J'ai toujours pensé (ou peut-être que je l'ai lu quelque part il y a très longtemps) que ce qui faisait pleurer les enfants qui se faisaient mal n'était pas la douleur physique mais la conscience soudaine que leur corps n'était ni invulnérable ni éternel.
En tout cas, je ne me souviens pas m'être jamais cru immortel. On peut oublier un temps que l'on va mourir mais il existe tout de même de nombreux signes avant-coureurs, dès l'enfance et jusqu'à la vieillesse, non seulement la mort des proches mais aussi toutes les blessures et maladies, aussi bénignes soient-elles, que nous subissons dans notre chair.
"qu'est ce que la mort ? »
Comme disait Jankélévitch, la mort est « métempirique », c’est-à-dire au-delà de toute expérience possible. Tout ce qu’on en sait est d’ordre logique : la mort, ou elle est, ou elle n’est pas.
Si elle est, elle est anéantissement et alors on ne peut rien en dire, puisque du néant on ne peut rien dire (car on serait obligé de dire « Le néant, c’est… » et donc on lui confèrerait une existence et ce serait contradictoire.
Si elle n’est pas - entendons : malgré les apparences, elle n’est pas anéantissement - alors il faut admettre qu’elle n’est qu’un sas, un passage entre deux états.
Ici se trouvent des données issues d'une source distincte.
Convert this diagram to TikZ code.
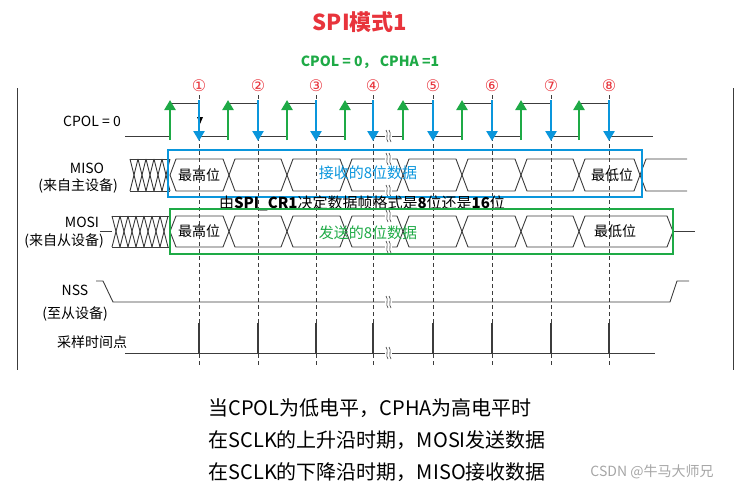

C’est ce que les religions supposent toutes de façon plus ou moins évidente, qu’on pense aux livres des morts (égyptiens, tibétains), qui sont des guides qui conduisent le « mort » de son état antérieur vers un état postérieur.
Quant à dire qu’elle est la perte des amis etc., cela renvoie à la deuxième supposition puisqu’il faut être pour perdre quelque chose. Peut être faudrait il dire, la mort c’est la perte de l’ami mort ? Peut- être était-ce là le sens de votre remarque ?
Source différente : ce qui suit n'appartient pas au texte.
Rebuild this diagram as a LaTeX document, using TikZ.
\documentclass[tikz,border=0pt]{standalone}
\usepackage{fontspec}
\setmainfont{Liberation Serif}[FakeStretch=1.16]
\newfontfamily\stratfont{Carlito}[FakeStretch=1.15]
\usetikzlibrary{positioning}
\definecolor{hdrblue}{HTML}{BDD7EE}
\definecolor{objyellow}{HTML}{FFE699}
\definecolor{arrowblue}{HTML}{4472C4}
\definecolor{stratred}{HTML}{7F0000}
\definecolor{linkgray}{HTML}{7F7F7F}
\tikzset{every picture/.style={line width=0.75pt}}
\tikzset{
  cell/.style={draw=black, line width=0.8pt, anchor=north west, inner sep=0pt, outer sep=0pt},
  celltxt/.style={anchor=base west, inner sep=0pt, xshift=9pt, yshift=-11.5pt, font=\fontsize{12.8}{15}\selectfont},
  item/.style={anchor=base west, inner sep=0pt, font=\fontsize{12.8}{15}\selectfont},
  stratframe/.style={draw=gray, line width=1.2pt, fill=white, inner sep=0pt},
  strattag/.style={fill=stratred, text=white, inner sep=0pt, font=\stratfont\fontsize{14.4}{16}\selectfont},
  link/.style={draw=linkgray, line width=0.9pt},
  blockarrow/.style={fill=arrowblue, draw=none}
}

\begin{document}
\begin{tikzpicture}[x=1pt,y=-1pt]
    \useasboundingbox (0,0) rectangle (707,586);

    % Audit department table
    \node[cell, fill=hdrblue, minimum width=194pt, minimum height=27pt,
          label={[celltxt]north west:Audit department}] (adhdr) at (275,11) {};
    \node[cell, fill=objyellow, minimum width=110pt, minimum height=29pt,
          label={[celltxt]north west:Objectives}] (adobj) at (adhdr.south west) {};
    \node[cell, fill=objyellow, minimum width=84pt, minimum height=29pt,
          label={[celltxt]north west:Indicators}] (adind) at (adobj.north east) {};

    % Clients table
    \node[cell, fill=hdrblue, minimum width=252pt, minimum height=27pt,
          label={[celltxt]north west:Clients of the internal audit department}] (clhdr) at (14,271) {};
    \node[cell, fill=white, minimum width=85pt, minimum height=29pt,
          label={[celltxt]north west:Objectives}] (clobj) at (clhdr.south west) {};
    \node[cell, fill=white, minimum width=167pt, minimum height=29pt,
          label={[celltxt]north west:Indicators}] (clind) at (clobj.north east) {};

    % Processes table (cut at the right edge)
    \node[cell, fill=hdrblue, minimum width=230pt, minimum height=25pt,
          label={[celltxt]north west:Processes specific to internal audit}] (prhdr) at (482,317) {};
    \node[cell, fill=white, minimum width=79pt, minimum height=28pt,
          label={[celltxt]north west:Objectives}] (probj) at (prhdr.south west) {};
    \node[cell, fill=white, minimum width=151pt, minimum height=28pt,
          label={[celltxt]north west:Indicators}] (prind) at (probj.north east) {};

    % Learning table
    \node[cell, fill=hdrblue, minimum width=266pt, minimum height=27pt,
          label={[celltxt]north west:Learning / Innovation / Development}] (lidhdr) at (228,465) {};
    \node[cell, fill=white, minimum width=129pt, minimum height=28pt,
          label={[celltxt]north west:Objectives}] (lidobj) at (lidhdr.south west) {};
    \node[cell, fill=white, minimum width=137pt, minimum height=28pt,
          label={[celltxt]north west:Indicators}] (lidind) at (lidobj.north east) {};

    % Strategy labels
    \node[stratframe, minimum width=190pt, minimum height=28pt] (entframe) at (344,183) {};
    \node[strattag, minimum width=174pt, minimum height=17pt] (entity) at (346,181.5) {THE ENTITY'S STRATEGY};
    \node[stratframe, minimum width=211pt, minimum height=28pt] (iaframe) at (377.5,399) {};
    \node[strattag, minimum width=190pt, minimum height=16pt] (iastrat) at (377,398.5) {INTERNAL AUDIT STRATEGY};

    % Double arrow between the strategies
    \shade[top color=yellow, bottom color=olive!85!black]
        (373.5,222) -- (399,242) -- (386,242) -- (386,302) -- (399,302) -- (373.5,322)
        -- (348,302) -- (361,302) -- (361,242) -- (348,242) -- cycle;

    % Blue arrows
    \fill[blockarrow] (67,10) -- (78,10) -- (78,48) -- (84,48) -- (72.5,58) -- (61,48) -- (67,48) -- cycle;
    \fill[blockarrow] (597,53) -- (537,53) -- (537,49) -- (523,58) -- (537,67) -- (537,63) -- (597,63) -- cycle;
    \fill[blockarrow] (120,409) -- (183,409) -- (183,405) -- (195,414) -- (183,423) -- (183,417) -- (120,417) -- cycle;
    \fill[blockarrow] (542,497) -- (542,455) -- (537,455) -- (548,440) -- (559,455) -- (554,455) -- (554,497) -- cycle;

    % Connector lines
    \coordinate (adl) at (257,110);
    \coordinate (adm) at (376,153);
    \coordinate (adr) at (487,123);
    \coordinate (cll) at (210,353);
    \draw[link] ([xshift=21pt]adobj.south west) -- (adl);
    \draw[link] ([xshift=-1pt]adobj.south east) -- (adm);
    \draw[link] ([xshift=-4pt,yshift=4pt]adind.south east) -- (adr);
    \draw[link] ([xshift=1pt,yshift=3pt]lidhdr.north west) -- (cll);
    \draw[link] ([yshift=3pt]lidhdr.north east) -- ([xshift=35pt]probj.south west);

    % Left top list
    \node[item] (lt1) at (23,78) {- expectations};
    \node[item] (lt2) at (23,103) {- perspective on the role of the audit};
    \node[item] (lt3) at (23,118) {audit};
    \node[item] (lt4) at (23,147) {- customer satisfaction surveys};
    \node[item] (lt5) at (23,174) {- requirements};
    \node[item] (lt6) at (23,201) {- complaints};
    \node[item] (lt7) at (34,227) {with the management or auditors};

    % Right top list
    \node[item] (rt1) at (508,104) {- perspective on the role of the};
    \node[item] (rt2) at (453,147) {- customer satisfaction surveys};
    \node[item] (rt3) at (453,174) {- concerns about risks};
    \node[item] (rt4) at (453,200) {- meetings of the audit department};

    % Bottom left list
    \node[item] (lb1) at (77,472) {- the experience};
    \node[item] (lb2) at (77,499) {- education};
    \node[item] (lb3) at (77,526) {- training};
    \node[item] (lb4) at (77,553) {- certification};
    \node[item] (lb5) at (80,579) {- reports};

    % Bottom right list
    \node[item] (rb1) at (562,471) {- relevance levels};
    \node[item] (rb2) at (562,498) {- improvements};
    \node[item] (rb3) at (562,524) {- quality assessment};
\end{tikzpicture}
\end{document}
il existe tout de même de nombreux signes avant-coureurs, dès l'enfance et jusqu'à la vieillesse, non seulement la mort des proches mais aussi toutes les blessures et maladies, aussi bénignes soient-elles, que nous subissons dans notre chair.
Sans doute avez-vous raison. En fait c’est une rectification à mon point de vue qui en conserve néanmoins un aspect qui me semble important : Pascal semble faire de la conscience de immortalité une intuition fondamentale, quelque chose qui serait inhérent à notre humanité. En réalité, ce qui se dégagerait de nos propos, c’est que cette conscience serait acquise par expérience, et que celle-ci serait liée à la fragilité actuelle de notre corps, et non à une représentation innée.